Irak: Combats à Tikrit après la proclamation du califat

L’armée irakienne poursuit lundi son offensive sur Tikrit pour tenter d’en déloger les djihadiste sunnites, menés par l’Etat islamique en Irak et au Levant (EIIL). Forts de leurs succès, ceux-ci ont proclamé la veille la restauration d’un califat englobant les territoires qu’ils contrôlent en Syrie et en Irak.

L’EIIL a annoncé dimanche l’élévation de son chef Abou Bakr al Baghdadi au rang de calife du monde musulman. Cette déclaration est intervenue trois semaines après le déclenchement d’une offensive qui a permis à l’organisation et à ses alliés sunnites de s’emparer d’une grande partie du nord-ouest de l’Irak.

Aidées par des milices chiites, les forces irakiennes sont parvenues à stopper l’EIIL à une centaine de kilomètres au nord de Bagdad. Elles ont toutefois été incapables de reprendre des villes.

C’est notamment le cas de Tikrit, ancien fief de Saddam Hussein à 160 km au nord de la capitale, sur laquelle l’armée concentre ses efforts depuis plusieurs jours. Des hélicoptères ont bombardé des positions de l’EIIL au cours de la nuit et une bataille faisait rage lundi dans les faubourgs sud de la ville, ont rapporté des habitants.

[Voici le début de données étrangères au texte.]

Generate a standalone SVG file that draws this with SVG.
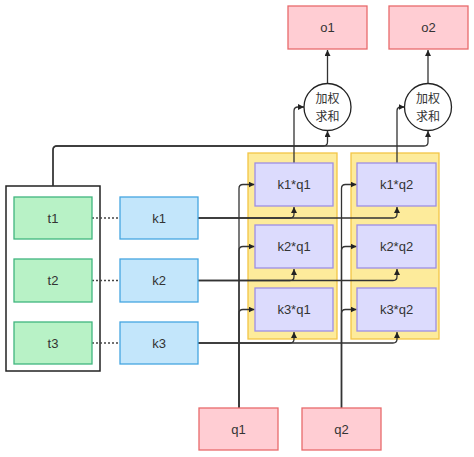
<svg xmlns="http://www.w3.org/2000/svg" width="474" height="457" viewBox="0 0 474 457">
<style>
text{font-family:"Liberation Sans","Noto Sans CJK SC",sans-serif;font-size:13px;fill:#333;text-anchor:middle;dominant-baseline:central}
.t{fill:#b8f2c6;stroke:#40b57f;stroke-width:1.3}
.k{fill:#c3e6fb;stroke:#45a6e0;stroke-width:1.3}
.p{fill:#ffcdd3;stroke:#e86a6c;stroke-width:1.3}
.m{fill:#dcdbfd;stroke:#9d8fe5;stroke-width:1.3}
.y{fill:#fdeb9b;stroke:#f3c545;stroke-width:1.3}
.c{fill:none;stroke:#333;stroke-width:1.3;marker-end:url(#a)}
.n{fill:none;stroke:#333;stroke-width:1.3}
.d{fill:none;stroke:#444;stroke-width:1.3;stroke-dasharray:2 2}
</style>
<defs>
<marker id="a" markerUnits="userSpaceOnUse" markerWidth="7" markerHeight="7" refX="6" refY="3" orient="auto"><path d="M0,0 L6,3 L0,6 z" fill="#222"/></marker>
</defs>
<g id="groupT"><rect x="6" y="186" width="94" height="185" fill="#fff" stroke="#222" stroke-width="1.5"/></g>
<g id="yellow1"><rect class="y" x="248" y="153" width="89" height="186"/></g>
<g id="yellow2"><rect class="y" x="351" y="153" width="88" height="186"/></g>
<g id="connectors">
<path class="c" d="M53,186 V150 Q53,146 57,146 H323 Q327.5,146 327.5,142 V131"/>
<path class="c" d="M53,186 V150 Q53,146 57,146 H424 Q428,146 428,142 V131"/>
<path class="c" d="M294,163 V111 Q294,107 298,107 H304"/>
<path class="c" d="M397,163 V111 Q397,107 401,107 H404.5"/>
<path class="c" d="M327.5,83.5 V50"/>
<path class="c" d="M428,83.5 V50"/>
<path class="c" d="M198,218 H290 Q294,218 294,214 V207"/>
<path class="c" d="M198,218 H393 Q397,218 397,214 V207"/>
<path class="c" d="M198,280.5 H290 Q294,280.5 294,276.5 V269"/>
<path class="c" d="M198,280.5 H393 Q397,280.5 397,276.5 V269"/>
<path class="c" d="M198,343 H290 Q294,343 294,339 V332"/>
<path class="c" d="M198,343 H393 Q397,343 397,339 V332"/>
<path class="c" d="M239,408 V188.5 Q239,184.5 243,184.5 H254.5"/>
<path class="c" d="M239,408 V250.5 Q239,246.5 243,246.5 H254.5"/>
<path class="c" d="M239,408 V313.5 Q239,309.5 243,309.5 H254.5"/>
<path class="c" d="M341.5,408 V188.5 Q341.5,184.5 345.5,184.5 H356.5"/>
<path class="c" d="M341.5,408 V250.5 Q341.5,246.5 345.5,246.5 H356.5"/>
<path class="c" d="M341.5,408 V313.5 Q341.5,309.5 345.5,309.5 H356.5"/>
<path class="d" d="M92,218 H120"/>
<path class="d" d="M92,280.5 H120"/>
<path class="d" d="M92,343 H120"/>
</g>
<g id="t1"><rect class="t" x="14" y="197" width="78" height="42"/><text x="53" y="218">t1</text></g>
<g id="t2"><rect class="t" x="14" y="259" width="78" height="43"/><text x="53" y="280.5">t2</text></g>
<g id="t3"><rect class="t" x="14" y="322" width="78" height="42"/><text x="53" y="343">t3</text></g>
<g id="k1"><rect class="k" x="120" y="197" width="78" height="42"/><text x="159" y="218">k1</text></g>
<g id="k2"><rect class="k" x="120" y="259" width="78" height="43"/><text x="159" y="280.5">k2</text></g>
<g id="k3"><rect class="k" x="120" y="322" width="78" height="42"/><text x="159" y="343">k3</text></g>
<g id="k1q1"><rect class="m" x="255" y="163" width="78" height="43"/><text x="294" y="184.5">k1*q1</text></g>
<g id="k2q1"><rect class="m" x="255" y="225" width="78" height="43"/><text x="294" y="246.5">k2*q1</text></g>
<g id="k3q1"><rect class="m" x="255" y="288" width="78" height="43"/><text x="294" y="309.5">k3*q1</text></g>
<g id="k1q2"><rect class="m" x="357" y="163" width="79" height="43"/><text x="396.5" y="184.5">k1*q2</text></g>
<g id="k2q2"><rect class="m" x="357" y="225" width="79" height="43"/><text x="396.5" y="246.5">k2*q2</text></g>
<g id="k3q2"><rect class="m" x="357" y="288" width="79" height="43"/><text x="396.5" y="309.5">k3*q2</text></g>
<g id="q1"><rect class="p" x="199" y="408" width="79" height="42"/><text x="238.5" y="429">q1</text></g>
<g id="q2"><rect class="p" x="302" y="408" width="79" height="42"/><text x="341.5" y="429">q2</text></g>
<g id="o1"><rect class="p" x="288" y="6" width="79" height="43"/><text x="327.5" y="27.5">o1</text></g>
<g id="o2"><rect class="p" x="389" y="6" width="79" height="43"/><text x="428.5" y="27.5">o2</text></g>
<g id="sum1"><circle cx="327.5" cy="107" r="23.5" fill="#fff" stroke="#222" stroke-width="1.3"/><text x="327.5" y="99" style="font-size:12px">加权</text><text x="327.5" y="116.5" style="font-size:12px">求和</text></g>
<g id="sum2"><circle cx="428" cy="107" r="23.5" fill="#fff" stroke="#222" stroke-width="1.3"/><text x="428" y="99" style="font-size:12px">加权</text><text x="428" y="116.5" style="font-size:12px">求和</text></g>
</svg>
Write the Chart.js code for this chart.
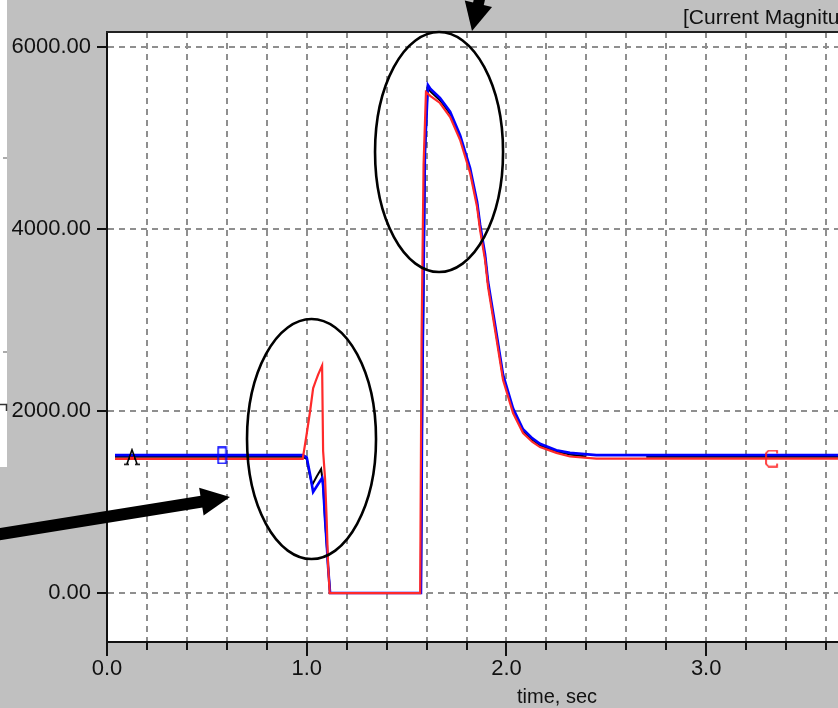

«Menace pour tous les pays»

Le califat ou «Etat islamique» abolirait les frontières tracées par les accords franco-britanniques de Sykes-Picot en 1916 sur le démantèlement de l’Empire ottoman. La proclamation du califat est considérée comme un défi lancé aux autorités irakiennes, qui en appellent ouvertement maintenant à la communauté internationale.

«Cette proclamation est un message adressé par l’Etat islamique non seulement à l’Irak ou à la Syrie, mais à toute la région et au monde entier. Un message signifiant que l’Etat islamique est devenu une menace pour tous les pays», a déclaré le porte-parole de l’armée irakienne, Kassim Atta.

Les Etats-Unis ont déployé des conseillers militaires à Bagdad et font voler des appareils armés et non-armés dans l’espace aérien irakien. Mais ils ne prennent pas part directement aux combats.

La Russie a envoyé, elle, ses premiers avions militaires en Irak, honorant une commande de cinq avions de chasse Sukhoi Su-25 de seconde main. Ces appareils seront opérationnels dans quelques jours.

Affirmation risquée

Annoncée au début du ramadan, l’élévation d’Abou Bakr al Baghdadi au rang de calife en fait le successeur du prophète Mahomet dans l’exercice du pouvoir politique. Elle représente aussi un défi à la direction d’al-Qaïda, dont il s’est affranchi.

L’EIIL, qui s’est rebaptisé simplement Etat islamique (EI), conteste désormais à al-Qaïda le statut d’autorité morale des djihadiste à travers le monde. L’affirmation de cette ambition est toutefois risquée.

L’EI pourrait ainsi perdre des alliés, notamment les groupes sunnites moins radicaux et les nostalgiques de l’ancien régime baassiste, pense Fawaz Gerges, de la London School of Economics. Ces formations l’ont aidé dans son offensive contre le pouvoir dominé par la majorité chiite en place à Bagdad.

«L’objectif stratégique des baassistes est la prise de Bagdad, pas l’instauration d’un califat», estime cet expert du Proche-Orient. «Le plus probable est que l’annonce de l’EIIL va intensifier la lutte entre djihadiste et creuser le fossé entre l’EIIL et ses alliés rebelles sunnites en Irak», ajoute-t-il.

Combats fratricides

En Syrie, près de la frontière irakienne, des combats fratricides ont eu lieu à nouveau lundi entre djihadiste de l’EI et les rebelles du Front al-Nosra, la branche syrienne d’al-Qaïda. L’Observatoire syrien des droits de l’Homme a signalé de violents combats à Boukamal.

Les combattants de l’EI (Etat islamique) ont été d’abord bien accueillis par certains rebelles syriens cherchant à renverser le régime de Bachar al-Assad. Mais la volonté d’hégémonie et les abus de ces combattants ont poussé les rebelles à retourner leurs armes.